§ Problem statement
Repeat exactly, and only, the lines from the one that contains "Write the matplotlib code for this chart." to the one that contains "plt.rcParams['axes.labelweight'] = 'bold'", both ends included. Omit every picture.

[START]

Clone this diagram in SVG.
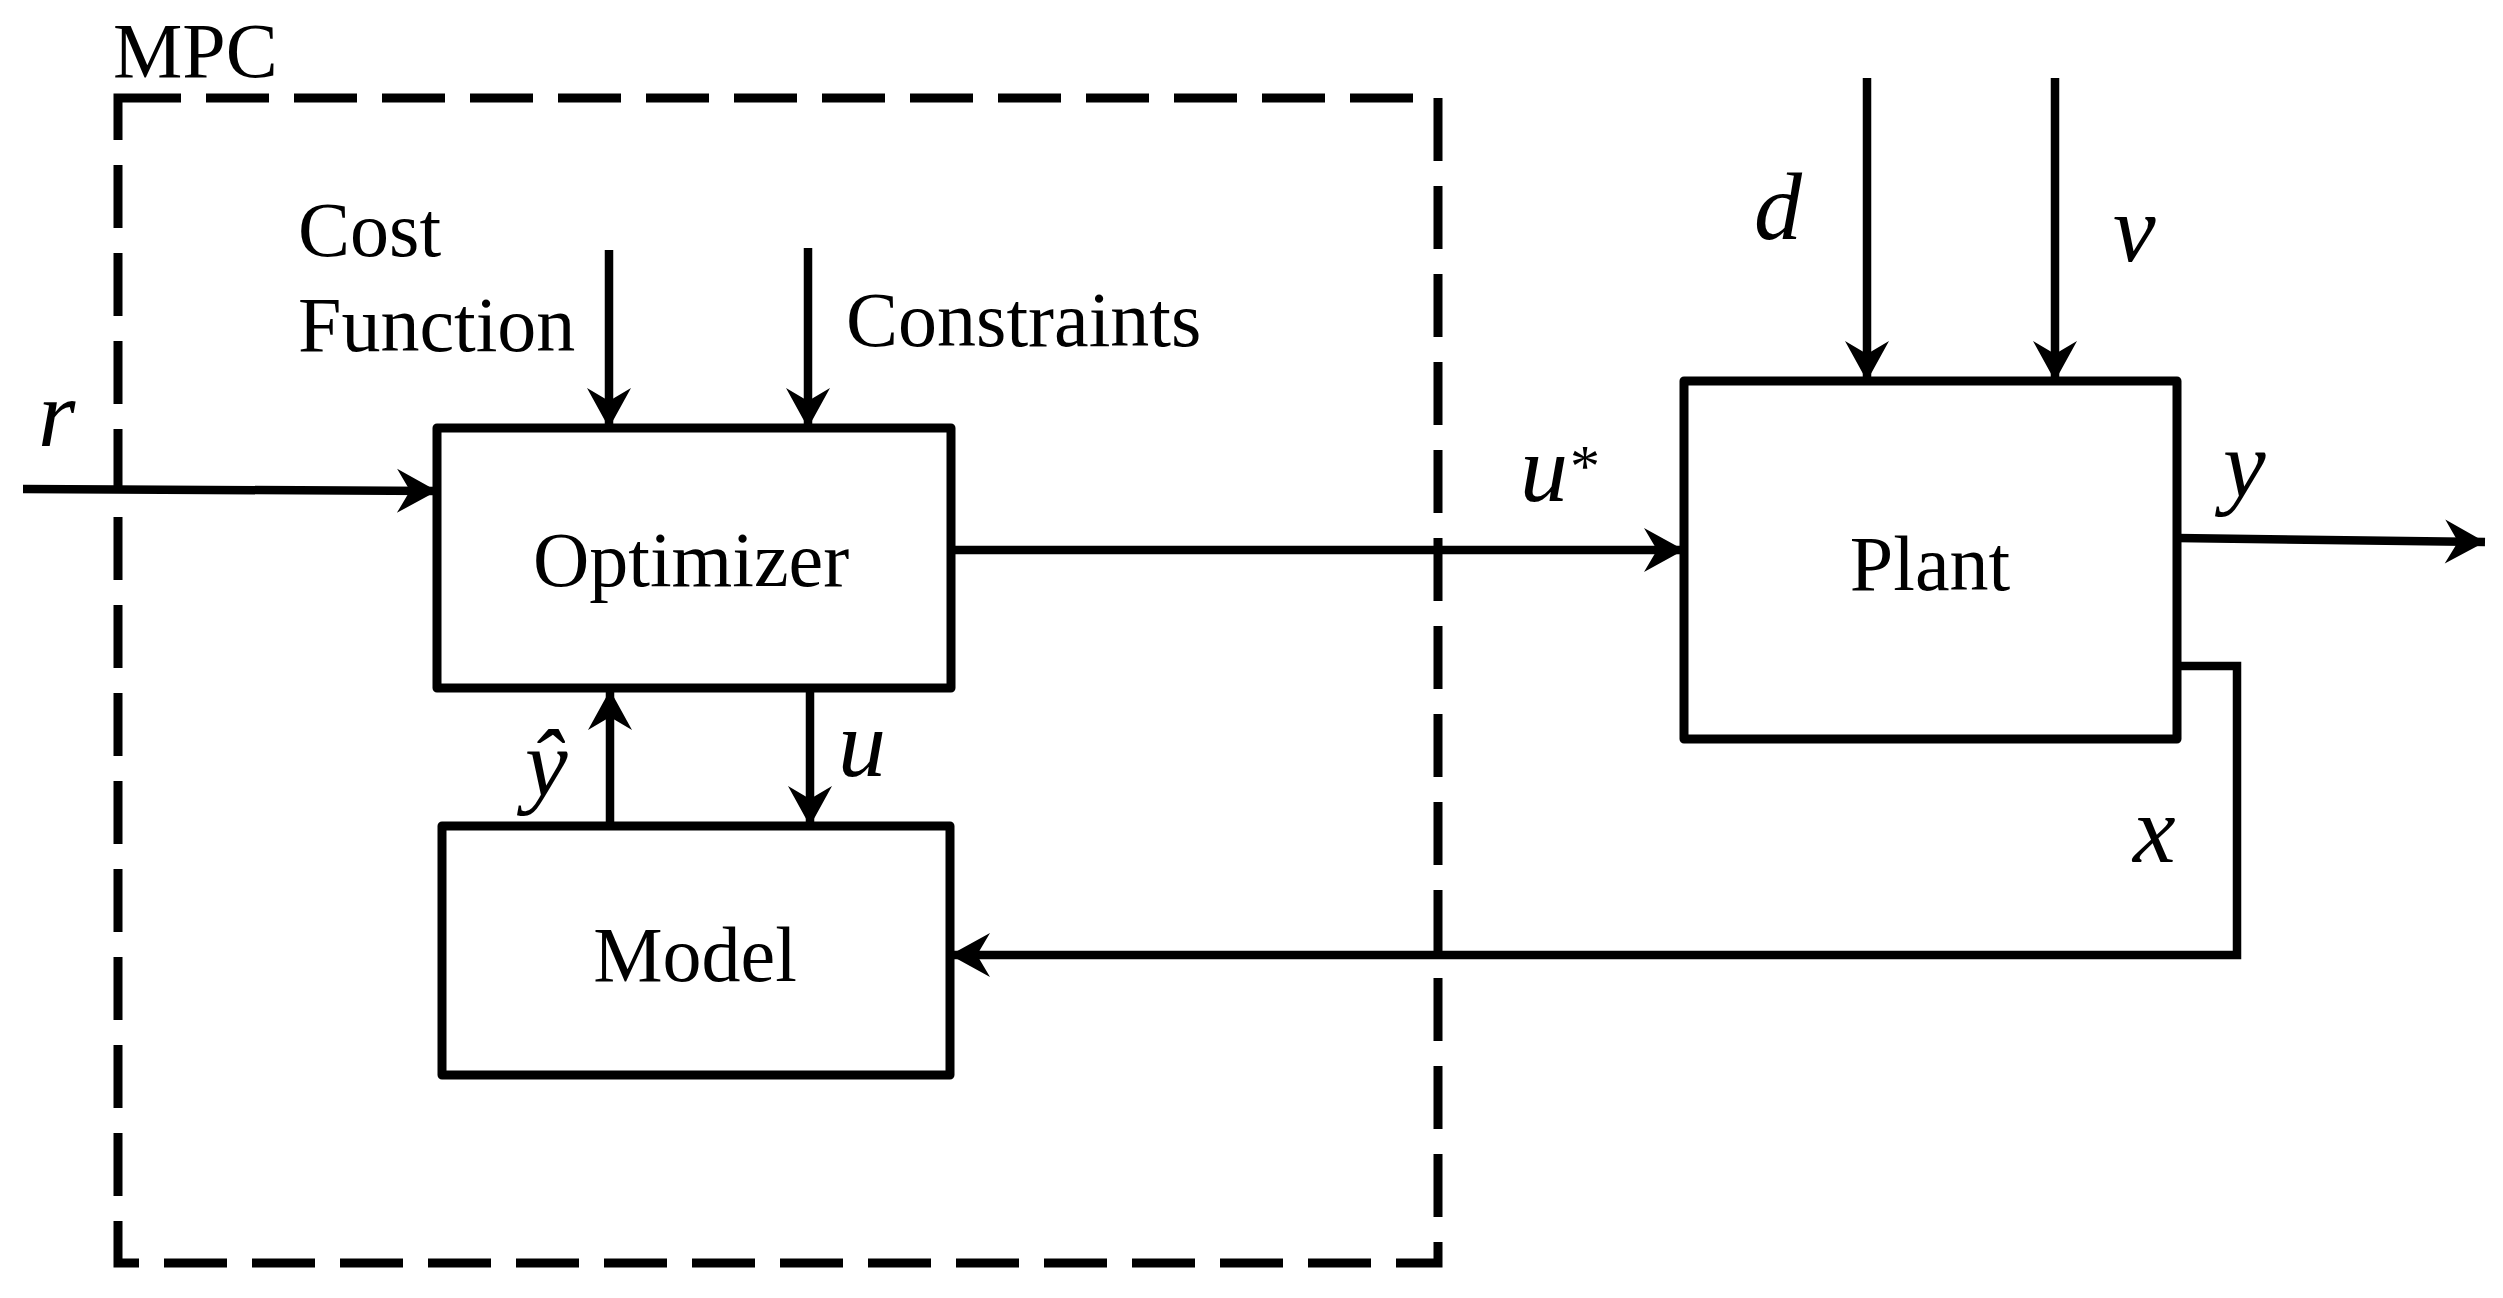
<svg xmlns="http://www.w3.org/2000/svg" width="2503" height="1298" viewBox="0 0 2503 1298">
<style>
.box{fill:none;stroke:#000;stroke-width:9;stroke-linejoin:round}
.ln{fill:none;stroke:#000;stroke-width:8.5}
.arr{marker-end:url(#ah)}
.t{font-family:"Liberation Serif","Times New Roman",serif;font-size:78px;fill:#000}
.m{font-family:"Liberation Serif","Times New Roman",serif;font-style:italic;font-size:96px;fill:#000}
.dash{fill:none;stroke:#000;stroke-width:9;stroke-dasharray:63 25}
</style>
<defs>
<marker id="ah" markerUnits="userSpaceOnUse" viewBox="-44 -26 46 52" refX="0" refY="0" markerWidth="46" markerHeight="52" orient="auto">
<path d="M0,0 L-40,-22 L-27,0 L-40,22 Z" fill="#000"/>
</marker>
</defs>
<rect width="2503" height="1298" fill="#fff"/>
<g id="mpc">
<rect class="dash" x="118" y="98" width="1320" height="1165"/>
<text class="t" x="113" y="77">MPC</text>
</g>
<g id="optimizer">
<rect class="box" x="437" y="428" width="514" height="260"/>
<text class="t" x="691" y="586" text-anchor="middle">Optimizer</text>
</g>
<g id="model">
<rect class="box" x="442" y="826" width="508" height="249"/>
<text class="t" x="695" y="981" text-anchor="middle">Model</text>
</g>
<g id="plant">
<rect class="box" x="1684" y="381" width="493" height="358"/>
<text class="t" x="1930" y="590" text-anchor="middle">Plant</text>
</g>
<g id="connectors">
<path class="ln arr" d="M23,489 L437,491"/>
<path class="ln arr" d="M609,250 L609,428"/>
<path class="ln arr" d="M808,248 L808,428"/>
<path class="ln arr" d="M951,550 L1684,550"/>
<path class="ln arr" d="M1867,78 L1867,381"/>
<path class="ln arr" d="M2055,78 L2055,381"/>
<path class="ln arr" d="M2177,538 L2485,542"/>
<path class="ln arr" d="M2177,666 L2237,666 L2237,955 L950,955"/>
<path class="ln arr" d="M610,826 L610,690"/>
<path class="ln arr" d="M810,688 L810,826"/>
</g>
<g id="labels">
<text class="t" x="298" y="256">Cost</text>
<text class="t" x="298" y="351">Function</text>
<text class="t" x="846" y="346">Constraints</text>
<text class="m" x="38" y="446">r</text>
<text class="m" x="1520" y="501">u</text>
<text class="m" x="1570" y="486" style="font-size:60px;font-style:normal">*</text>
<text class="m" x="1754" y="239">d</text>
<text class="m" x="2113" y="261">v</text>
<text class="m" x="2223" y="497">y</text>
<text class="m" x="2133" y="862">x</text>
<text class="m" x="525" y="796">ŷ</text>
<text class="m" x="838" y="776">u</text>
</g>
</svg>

[END]
[START]

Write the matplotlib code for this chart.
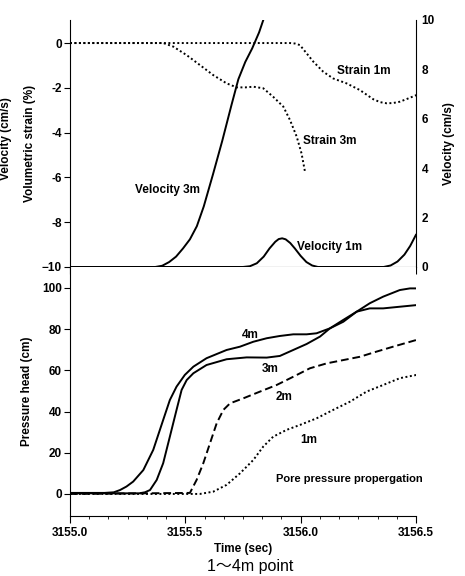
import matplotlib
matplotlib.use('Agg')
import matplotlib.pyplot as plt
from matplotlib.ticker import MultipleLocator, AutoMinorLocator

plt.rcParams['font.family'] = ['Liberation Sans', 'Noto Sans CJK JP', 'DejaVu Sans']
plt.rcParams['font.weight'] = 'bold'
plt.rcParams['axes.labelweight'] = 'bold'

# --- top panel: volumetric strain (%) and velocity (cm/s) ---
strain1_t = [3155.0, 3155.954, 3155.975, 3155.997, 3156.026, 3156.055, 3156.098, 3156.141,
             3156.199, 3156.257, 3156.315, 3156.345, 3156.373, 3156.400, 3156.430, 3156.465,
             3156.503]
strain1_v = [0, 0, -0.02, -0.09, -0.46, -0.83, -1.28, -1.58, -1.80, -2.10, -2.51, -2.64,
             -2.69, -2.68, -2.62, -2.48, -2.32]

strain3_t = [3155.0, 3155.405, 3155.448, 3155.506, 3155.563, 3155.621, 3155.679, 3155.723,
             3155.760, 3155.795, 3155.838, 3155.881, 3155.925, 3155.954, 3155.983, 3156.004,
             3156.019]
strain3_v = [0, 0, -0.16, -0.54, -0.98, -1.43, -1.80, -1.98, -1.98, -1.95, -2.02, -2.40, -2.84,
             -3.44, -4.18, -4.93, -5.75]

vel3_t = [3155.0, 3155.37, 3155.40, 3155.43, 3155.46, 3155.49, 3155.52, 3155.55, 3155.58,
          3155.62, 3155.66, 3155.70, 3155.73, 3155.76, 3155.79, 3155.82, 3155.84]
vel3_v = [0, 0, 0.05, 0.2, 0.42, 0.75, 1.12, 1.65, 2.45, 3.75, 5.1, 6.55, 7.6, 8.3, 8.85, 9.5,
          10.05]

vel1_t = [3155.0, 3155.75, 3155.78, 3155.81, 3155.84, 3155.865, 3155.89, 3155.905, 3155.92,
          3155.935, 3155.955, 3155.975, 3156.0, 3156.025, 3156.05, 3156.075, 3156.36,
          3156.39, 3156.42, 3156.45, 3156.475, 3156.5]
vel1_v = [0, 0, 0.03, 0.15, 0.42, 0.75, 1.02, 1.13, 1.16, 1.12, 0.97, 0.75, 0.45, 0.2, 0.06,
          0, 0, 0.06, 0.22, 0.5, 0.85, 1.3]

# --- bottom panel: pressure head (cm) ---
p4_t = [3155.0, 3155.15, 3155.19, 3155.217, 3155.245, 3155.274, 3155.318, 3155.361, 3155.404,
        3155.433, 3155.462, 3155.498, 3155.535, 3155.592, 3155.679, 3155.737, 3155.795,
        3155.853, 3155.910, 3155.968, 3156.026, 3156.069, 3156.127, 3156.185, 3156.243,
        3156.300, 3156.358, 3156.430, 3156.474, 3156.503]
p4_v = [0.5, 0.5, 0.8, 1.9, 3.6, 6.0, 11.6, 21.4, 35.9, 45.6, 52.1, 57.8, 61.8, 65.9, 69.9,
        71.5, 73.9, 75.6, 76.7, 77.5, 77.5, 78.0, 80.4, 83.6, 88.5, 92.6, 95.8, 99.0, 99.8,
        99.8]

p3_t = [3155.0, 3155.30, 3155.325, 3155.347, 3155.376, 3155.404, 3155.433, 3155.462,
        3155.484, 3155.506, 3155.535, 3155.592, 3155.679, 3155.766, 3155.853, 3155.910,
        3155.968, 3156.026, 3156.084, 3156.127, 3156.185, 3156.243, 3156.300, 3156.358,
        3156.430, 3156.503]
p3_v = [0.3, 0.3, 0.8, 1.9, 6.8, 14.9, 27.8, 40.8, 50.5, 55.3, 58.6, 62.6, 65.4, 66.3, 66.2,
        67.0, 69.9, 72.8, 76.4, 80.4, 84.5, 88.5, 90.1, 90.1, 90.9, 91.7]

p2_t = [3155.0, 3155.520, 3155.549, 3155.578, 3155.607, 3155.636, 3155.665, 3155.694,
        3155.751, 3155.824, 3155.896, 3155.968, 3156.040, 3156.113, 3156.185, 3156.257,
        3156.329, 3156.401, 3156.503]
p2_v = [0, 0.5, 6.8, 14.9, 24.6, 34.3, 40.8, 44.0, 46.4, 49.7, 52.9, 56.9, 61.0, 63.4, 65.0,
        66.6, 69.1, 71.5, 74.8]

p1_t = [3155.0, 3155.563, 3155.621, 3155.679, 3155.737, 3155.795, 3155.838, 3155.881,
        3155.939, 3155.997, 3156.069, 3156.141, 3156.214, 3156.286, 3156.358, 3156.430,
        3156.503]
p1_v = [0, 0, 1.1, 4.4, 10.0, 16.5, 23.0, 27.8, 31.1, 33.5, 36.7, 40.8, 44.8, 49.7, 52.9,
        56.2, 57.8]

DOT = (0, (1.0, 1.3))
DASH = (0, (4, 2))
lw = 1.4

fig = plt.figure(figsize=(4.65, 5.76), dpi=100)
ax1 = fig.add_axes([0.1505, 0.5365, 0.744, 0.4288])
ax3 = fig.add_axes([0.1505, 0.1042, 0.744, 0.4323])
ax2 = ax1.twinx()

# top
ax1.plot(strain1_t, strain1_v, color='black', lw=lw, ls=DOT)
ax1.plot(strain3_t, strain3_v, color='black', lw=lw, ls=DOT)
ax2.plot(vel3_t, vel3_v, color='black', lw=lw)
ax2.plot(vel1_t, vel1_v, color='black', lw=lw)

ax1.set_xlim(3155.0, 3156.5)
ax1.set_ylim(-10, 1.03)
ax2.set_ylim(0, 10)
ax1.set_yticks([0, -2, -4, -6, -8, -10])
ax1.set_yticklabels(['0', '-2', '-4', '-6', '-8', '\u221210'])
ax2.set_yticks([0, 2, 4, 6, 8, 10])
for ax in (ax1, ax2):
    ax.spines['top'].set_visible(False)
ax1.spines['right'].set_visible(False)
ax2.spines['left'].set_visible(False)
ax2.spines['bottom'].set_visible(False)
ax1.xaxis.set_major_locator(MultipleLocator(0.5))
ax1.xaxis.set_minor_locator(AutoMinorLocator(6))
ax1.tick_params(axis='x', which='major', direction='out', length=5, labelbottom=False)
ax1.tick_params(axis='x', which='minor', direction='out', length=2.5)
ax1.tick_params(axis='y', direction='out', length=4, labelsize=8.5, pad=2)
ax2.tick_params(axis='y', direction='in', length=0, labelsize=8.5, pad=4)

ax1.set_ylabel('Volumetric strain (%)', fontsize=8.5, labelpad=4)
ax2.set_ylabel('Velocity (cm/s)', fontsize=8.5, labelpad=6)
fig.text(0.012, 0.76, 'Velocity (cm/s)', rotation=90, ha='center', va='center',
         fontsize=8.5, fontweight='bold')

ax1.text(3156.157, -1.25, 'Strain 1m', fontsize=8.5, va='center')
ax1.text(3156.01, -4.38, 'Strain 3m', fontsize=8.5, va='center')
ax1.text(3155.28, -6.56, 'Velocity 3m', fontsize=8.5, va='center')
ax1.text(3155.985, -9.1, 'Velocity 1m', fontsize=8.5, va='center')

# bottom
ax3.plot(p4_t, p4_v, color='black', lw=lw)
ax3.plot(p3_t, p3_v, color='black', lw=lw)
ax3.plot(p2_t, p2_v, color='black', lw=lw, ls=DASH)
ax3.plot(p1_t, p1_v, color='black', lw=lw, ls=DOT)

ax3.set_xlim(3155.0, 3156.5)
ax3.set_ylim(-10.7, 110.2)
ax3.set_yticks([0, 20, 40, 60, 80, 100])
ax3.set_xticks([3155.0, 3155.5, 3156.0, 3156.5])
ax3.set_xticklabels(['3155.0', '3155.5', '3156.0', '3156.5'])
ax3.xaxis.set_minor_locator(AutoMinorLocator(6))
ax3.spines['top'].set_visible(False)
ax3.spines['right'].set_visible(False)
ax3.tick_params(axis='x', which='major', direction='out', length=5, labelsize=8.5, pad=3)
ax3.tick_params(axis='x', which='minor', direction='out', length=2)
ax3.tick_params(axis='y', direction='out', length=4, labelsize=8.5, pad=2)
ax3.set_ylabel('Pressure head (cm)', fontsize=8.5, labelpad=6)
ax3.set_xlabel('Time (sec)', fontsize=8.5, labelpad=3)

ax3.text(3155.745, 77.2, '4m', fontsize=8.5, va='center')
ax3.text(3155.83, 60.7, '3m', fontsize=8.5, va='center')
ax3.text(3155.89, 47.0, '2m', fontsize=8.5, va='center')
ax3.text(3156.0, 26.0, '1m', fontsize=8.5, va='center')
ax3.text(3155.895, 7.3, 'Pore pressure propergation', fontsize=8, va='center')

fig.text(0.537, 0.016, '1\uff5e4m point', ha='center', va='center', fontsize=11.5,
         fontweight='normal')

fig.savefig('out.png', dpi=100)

[END]

§ The answer
Write the matplotlib code for this chart.
import matplotlib
matplotlib.use('Agg')
import matplotlib.pyplot as plt
from matplotlib.ticker import MultipleLocator, AutoMinorLocator

plt.rcParams['font.family'] = ['Liberation Sans', 'Noto Sans CJK JP', 'DejaVu Sans']
plt.rcParams['font.weight'] = 'bold'
plt.rcParams['axes.labelweight'] = 'bold'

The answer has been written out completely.